SISTER GENEVIEVE: A Courageous Woman's Triumph in Northern Ireland
John Rae, . . Warner, $24.95 (304pp) ISBN 978-0-446-52824-5
Born in 1923 near Dublin, Mary O'Farrell attended convent school but never liked nuns because of what she thought was their secretive life. At the age of 18, however, O'Farrell entered a religious community, becoming a Daughter of Charity of St. Vincent de Paul. As Rae points out in this workmanlike hagiography, women who entered this order did not become cloistered nuns but religious workers in the larger world. From the beginning of her vocation, Sister Genevieve engaged the world around her with an ardent desire to improve it. In 1956, she was appointed headmistress of St. Louise's Catholic School for Girls in embattled West Belfast. The school became a haven for its pupils during the Troubles.
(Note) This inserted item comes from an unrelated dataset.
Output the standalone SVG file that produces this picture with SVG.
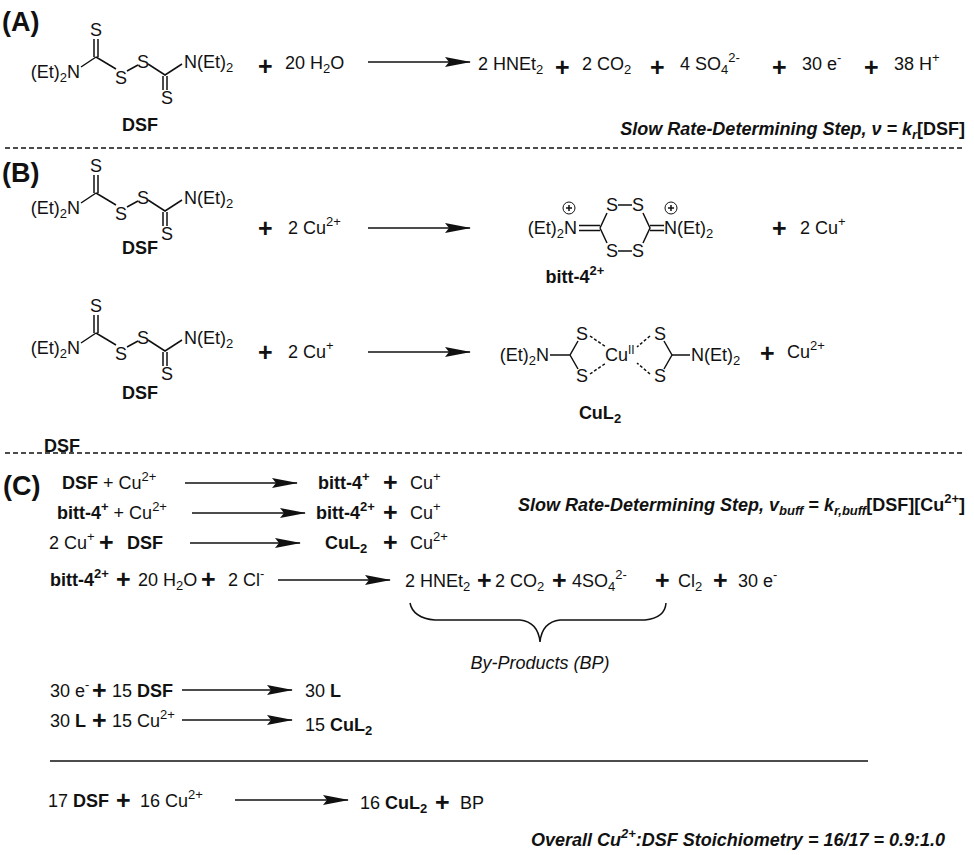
<svg xmlns="http://www.w3.org/2000/svg" width="974" height="855" viewBox="0 0 974 855">
<style>
text{font-family:"Liberation Sans",Arial,sans-serif;font-size:18px;fill:#111}
.b{font-weight:bold}
.i{font-style:italic;font-weight:bold}
.lab{font-size:27px;font-weight:bold}
.p{font-size:25px;font-weight:bold}
.bond{stroke:#111;stroke-width:1.5;fill:none}
.dash{stroke:#111;stroke-width:1.3;stroke-dasharray:5,3}
.arr{stroke:#111;stroke-width:1.6;marker-end:url(#ah)}
</style>
<defs>
<marker id="ah" viewBox="0 0 26 10" refX="25" refY="5" markerWidth="26" markerHeight="10" markerUnits="userSpaceOnUse" orient="auto"><path d="M0,0 L26,5 L0,10 L4,5 Z" fill="#111"/></marker>
<g id="dsf">
<text x="80" y="78" text-anchor="end">(Et)<tspan font-size="13" dy="4">2</tspan><tspan dy="-4">N</tspan></text>
<path class="bond" d="M81,67 L96,57 M94,57 V39 M98,57 V39 M96,57 L116,69 M127,71 L138,65 M148,64 L165,75 L182,64 M163,76 V90 M167,76 V90"/>
<text x="96" y="36" text-anchor="middle">S</text>
<text x="121" y="84" text-anchor="middle">S</text>
<text x="143" y="68" text-anchor="middle">S</text>
<text x="167" y="104" text-anchor="middle">S</text>
<text x="184" y="68">N(Et)<tspan font-size="13" dy="4">2</tspan></text>
</g>
</defs>

<!-- (A) -->
<text x="2" y="31" class="lab">(A)</text>
<g id="dsfA"><use href="#dsf"/></g>
<text x="258" y="75" class="p">+</text>
<text x="285" y="69">20 H<tspan font-size="13" dy="4">2</tspan><tspan dy="-4">O</tspan></text>
<text x="140" y="131" class="b" text-anchor="middle">DSF</text>
<g id="connectors">
<line class="arr" x1="368" y1="62" x2="470" y2="62"/>
<line class="arr" x1="368" y1="228" x2="470" y2="228"/>
<line class="arr" x1="368" y1="352" x2="470" y2="352"/>
<line class="arr" x1="185" y1="483" x2="297" y2="483"/>
<line class="arr" x1="192" y1="513" x2="305" y2="513"/>
<line class="arr" x1="190" y1="543" x2="300" y2="543"/>
<line class="arr" x1="278" y1="580" x2="390" y2="580"/>
<line class="arr" x1="182" y1="690" x2="292" y2="690"/>
<line class="arr" x1="182" y1="720" x2="292" y2="720" stroke-width="1.2"/>
<line class="arr" x1="235" y1="800" x2="348" y2="800"/>
</g>
<g id="prodA">
<text x="478" y="70">2 HNEt<tspan font-size="13" dy="4">2</tspan></text>
<text x="555" y="76" class="p">+</text>
<text x="582" y="70">2 CO<tspan font-size="13" dy="4">2</tspan></text>
<text x="650" y="76" class="p">+</text>
<text x="680" y="70">4 SO<tspan font-size="13" dy="4">4</tspan><tspan font-size="13" dy="-12">2-</tspan></text>
<text x="772" y="76" class="p">+</text>
<text x="802" y="70">30 e<tspan font-size="13" dy="-8">-</tspan></text>
<text x="864" y="76" class="p">+</text>
<text x="894" y="70">38 H<tspan font-size="13" dy="-8">+</tspan></text>
</g>
<text x="965" y="135" class="i" text-anchor="end">Slow Rate-Determining Step, ν = k<tspan font-size="13" dy="4">r</tspan><tspan dy="-4" font-style="normal">[DSF]</tspan></text>
<line class="dash" x1="5" y1="148" x2="965" y2="148"/>

<!-- (B) -->
<text x="2" y="182" class="lab">(B)</text>
<g id="dsfB1"><use href="#dsf" transform="translate(0,136)"/></g>
<text x="140" y="254" class="b" text-anchor="middle">DSF</text>
<text x="258" y="237" class="p">+</text>
<text x="288" y="234">2 Cu<tspan font-size="13" dy="-8">2+</tspan></text>
<g id="bitt42">
<text x="577" y="234" text-anchor="end">(Et)<tspan font-size="13" dy="4">2</tspan><tspan dy="-4">N</tspan></text>
<circle cx="569" cy="208" r="6" fill="none" stroke="#111" stroke-width="1"/><path class="bond" stroke-width="1" d="M566,208 H572 M569,205 V211"/>
<path class="bond" d="M579,225.5 H600 M579,230.5 H600 M600,228 L607,213 M600,228 L607,243 M618,205 H632 M618,251 H632 M643,213 L650,228 L643,243 M650,225.5 H664 M650,230.5 H664"/>
<text x="612" y="211" text-anchor="middle">S</text><text x="638" y="211" text-anchor="middle">S</text>
<text x="612" y="257" text-anchor="middle">S</text><text x="638" y="257" text-anchor="middle">S</text>
<circle cx="671" cy="208" r="6" fill="none" stroke="#111" stroke-width="1"/><path class="bond" stroke-width="1" d="M668,208 H674 M671,205 V211"/>
<text x="664" y="234">N(Et)<tspan font-size="13" dy="4">2</tspan></text>
<text x="575" y="283" class="b" text-anchor="middle">bitt-4<tspan font-size="13" dy="-8">2+</tspan></text>
</g>
<text x="772" y="237" class="p">+</text>
<text x="800" y="234">2 Cu<tspan font-size="13" dy="-8">+</tspan></text>

<g id="dsfB2"><use href="#dsf" transform="translate(0,276)"/></g>
<text x="140" y="399" class="b" text-anchor="middle">DSF</text>
<text x="258" y="361" class="p">+</text>
<text x="288" y="358">2 Cu<tspan font-size="13" dy="-8">+</tspan></text>
<g id="cul2">
<text x="549" y="361" text-anchor="end">(Et)<tspan font-size="13" dy="4">2</tspan><tspan dy="-4">N</tspan></text>
<path class="bond" d="M550,355 H570 L578,341 M570,355 L578,369 M672,355 L664,341 M672,355 L664,369 M672,355 H690"/>
<path class="bond" stroke-dasharray="3,2" stroke-width="1.2" d="M590,336 L606,347 M590,374 L606,363 M650,336 L637,347 M650,374 L637,363"/>
<text x="582" y="340" text-anchor="middle">S</text><text x="582" y="382" text-anchor="middle">S</text>
<text x="660" y="340" text-anchor="middle">S</text><text x="660" y="382" text-anchor="middle">S</text>
<text x="605" y="361">Cu<tspan font-size="12" dy="-7">II</tspan></text>
<text x="691" y="361">N(Et)<tspan font-size="13" dy="4">2</tspan></text>
<text x="600" y="419" class="b" text-anchor="middle">CuL<tspan font-size="13" dy="4">2</tspan></text>
</g>
<text x="760" y="362" class="p">+</text>
<text x="787" y="358">Cu<tspan font-size="13" dy="-8">2+</tspan></text>

<text x="44" y="452" class="b">DSF</text>
<line class="dash" x1="5" y1="453" x2="965" y2="453"/>

<!-- (C) -->
<text x="3" y="495" class="lab">(C)</text>
<text x="62" y="489"><tspan class="b">DSF</tspan> + Cu<tspan font-size="13" dy="-8">2+</tspan></text>
<text x="318" y="489" class="b">bitt-4<tspan font-size="13" dy="-8">+</tspan></text>
<text x="383" y="491" class="p">+</text>
<text x="410" y="489">Cu<tspan font-size="13" dy="-8">+</tspan></text>

<text x="57" y="519"><tspan class="b">bitt-4<tspan font-size="13" dy="-8">+</tspan></tspan><tspan dy="8"> + Cu</tspan><tspan font-size="13" dy="-8">2+</tspan></text>
<text x="316" y="519" class="b">bitt-4<tspan font-size="13" dy="-8">2+</tspan></text>
<text x="383" y="521" class="p">+</text>
<text x="410" y="519">Cu<tspan font-size="13" dy="-8">+</tspan></text>

<text x="49" y="549">2 Cu<tspan font-size="13" dy="-8">+</tspan></text>
<text x="99" y="551" class="p">+</text>
<text x="127" y="549" class="b">DSF</text>
<text x="325" y="549" class="b">CuL<tspan font-size="13" dy="4">2</tspan></text>
<text x="383" y="551" class="p">+</text>
<text x="410" y="549">Cu<tspan font-size="13" dy="-8">2+</tspan></text>

<text x="50" y="586" class="b">bitt-4<tspan font-size="13" dy="-8">2+</tspan></text>
<text x="116" y="588" class="p">+</text>
<text x="138" y="586">20 H<tspan font-size="13" dy="4">2</tspan><tspan dy="-4">O</tspan></text>
<text x="201" y="588" class="p">+</text>
<text x="228" y="586">2 Cl<tspan font-size="13" dy="-8">-</tspan></text>

<g id="prodC">
<text x="405" y="587">2 HNEt<tspan font-size="13" dy="4">2</tspan></text>
<text x="477" y="589" class="p">+</text>
<text x="495" y="587">2 CO<tspan font-size="13" dy="4">2</tspan></text>
<text x="552" y="589" class="p">+</text>
<text x="572" y="587">4SO<tspan font-size="13" dy="4">4</tspan><tspan font-size="13" dy="-12">2-</tspan></text>
<text x="655" y="589" class="p">+</text>
<text x="678" y="587">Cl<tspan font-size="13" dy="4">2</tspan></text>
<text x="713" y="589" class="p">+</text>
<text x="738" y="587">30 e<tspan font-size="13" dy="-8">-</tspan></text>
</g>
<path class="bond" d="M410,603 Q413,618 435,620 L520,620 Q538,622 540,642 Q542,622 560,620 L645,620 Q665,618 666,603"/>
<text x="540" y="669" text-anchor="middle" font-style="italic">By-Products (BP)</text>
<text x="965" y="511" class="i" text-anchor="end">Slow Rate-Determining Step, v<tspan font-size="13" dy="4">buff</tspan><tspan dy="-4" font-style="normal"> = </tspan>k<tspan font-size="13" dy="4">r,buff</tspan><tspan dy="-4" font-style="normal">[DSF][Cu<tspan font-size="13" dy="-8">2+</tspan><tspan dy="8">]</tspan></tspan></text>

<text x="50" y="697">30 e<tspan font-size="13" dy="-8">-</tspan></text>
<text x="92" y="699" class="p">+</text>
<text x="112" y="697">15 <tspan class="b">DSF</tspan></text>
<text x="305" y="697">30 <tspan class="b">L</tspan></text>
<text x="50" y="727">30 <tspan class="b">L</tspan></text>
<text x="92" y="729" class="p">+</text>
<text x="112" y="727">15 Cu<tspan font-size="13" dy="-8">2+</tspan></text>
<text x="305" y="731">15 <tspan class="b">CuL<tspan font-size="13" dy="4">2</tspan></tspan></text>
<line x1="50" y1="761" x2="868" y2="761" stroke="#111" stroke-width="1.5"/>
<text x="48" y="807">17 <tspan class="b">DSF</tspan></text>
<text x="116" y="809" class="p">+</text>
<text x="140" y="807">16 Cu<tspan font-size="13" dy="-8">2+</tspan></text>
<text x="360" y="809">16 <tspan class="b">CuL<tspan font-size="13" dy="4">2</tspan></tspan></text>
<text x="435" y="811" class="p">+</text>
<text x="460" y="809">BP</text>
<text x="945" y="846" class="i" text-anchor="end">Overall Cu<tspan font-size="13" dy="-8">2+</tspan><tspan dy="8">:DSF Stoichiometry = 16/17 = 0.9:1.0</tspan></text>
</svg>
Sister Genevieve believed that education could provide her students access to a better life than the one they experienced daily, and she encouraged girls to continue school past the traditional graduation age of 15 and to seek work in civil service rather than in the mills, where life expectancy was low. Sister Genevieve also stood up to the church hierarchy to ensure that her school provided all the tools the girls needed for a complete education. Although she retired in 1988, she worked with prisoners for six years, never relinquishing her passionate commitment to make a difference in the world around her. Drawing on interviews with Sister Genevieve and her friends (she died in 2001), Rae (himself a former school headmaster) offers an inspiring portrait of a woman who believed she could change the world, and did so in her own little corner of it.